The stunt films were hugely popular with the masses, who reveled in Nadia’s daring stunts (many of which she performed herself) and exotic costumes. The audiences overlooked Nadia’s foreignness and didn’t seem to mind that she was often clad in shorts or trousers and was hardly a damsel in distress that needed saving.
“Although one of the top female stars in the 1930s and 1940s, Fearless Nadia was assigned an interesting, exotic position in this cinema-oriented marriage market,” Wenner writes. “All through her long career she remained single, but from her first film Hunterwali, she escaped being straitjacketed in the rigid role models for female characters on-screen and created a new one for herself. Her unmarried status fitted with her sacrosanct autonomy since on the screen she either never married or simply doubled up with laughter when suggestions of this nature were made.”
Nadia’s legendary stunts includes riding on horses with elan, fighting criminals on top of moving trains, sharing sequences with lions, jumping off roofs and lifting men bodily onto her shoulders.
Nadia married Homi Wadia in 1961. However, the silver screen hadn’t seen the last of her. Nadia made a final comeback at the age of 60 as a sassy secret agent (code-name Living Fireball) in Homi Wadia’s Khiladi (1968).

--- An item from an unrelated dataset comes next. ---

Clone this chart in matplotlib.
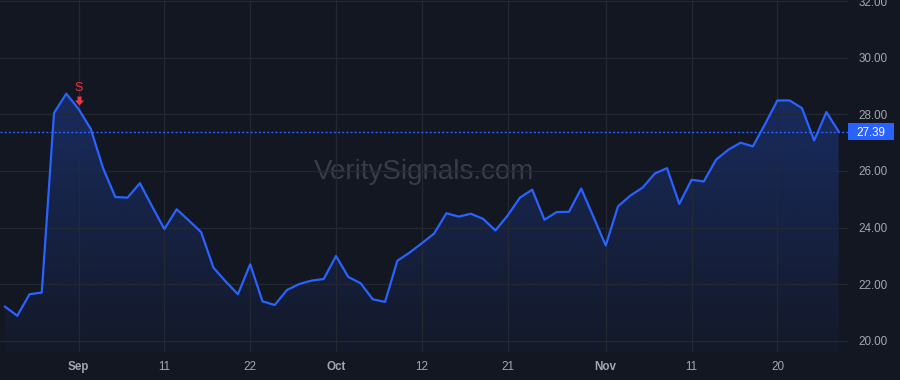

Nadia’s legacy was rediscovered in the documentary Fearless: The Hunterwali Story, made by JBH Wadia’s grandson and Roy Wadia’s brother, Riyad, in 1993. Contemporary audiences marvelled at the exploits of the proto-feminist icon, and a new generation of Fearless Nadia fans was born.

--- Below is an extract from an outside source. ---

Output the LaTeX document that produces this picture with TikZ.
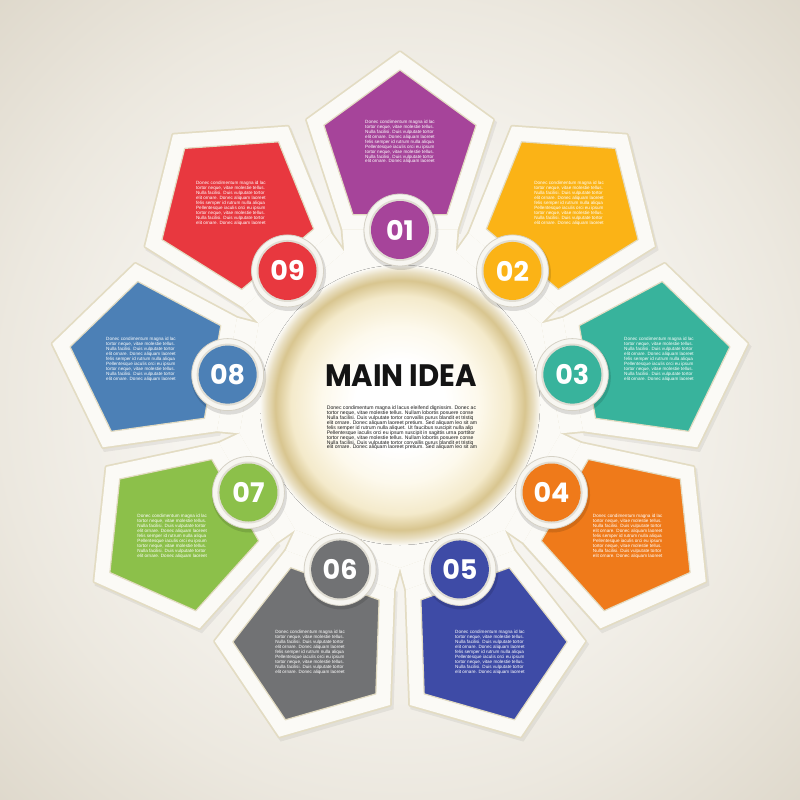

Nadia died on January 9, 1996, eight years before Homi Wadia. Even if Rangoon is not based on her, she certainly seems to have been in the minds of the writers of Rangoon, which include Bhardwaj and Sabrina Dhawan. A press release issued by Ranaut’s publicity department says that Ranaut is “playing a dead giveaway doppelganger of Nadia named Julia”. The statement adds, “…the one person whose massively excited about a film on the life of Nadia is her grand-nephew, choreographer Shiamak Davar.” The choreographer, who is Nadia’s grand-nephew, is quoted as saying about the stunt star, “She was my inspiration! She encouraged me to sing and dance. She urged my parents all the time to never stop me from chasing my dreams. I am where I am because of Marymai’s encouragement.”
Mary Ann Evans, Nadia and now Julia – cinema will never get over the woman with the whip.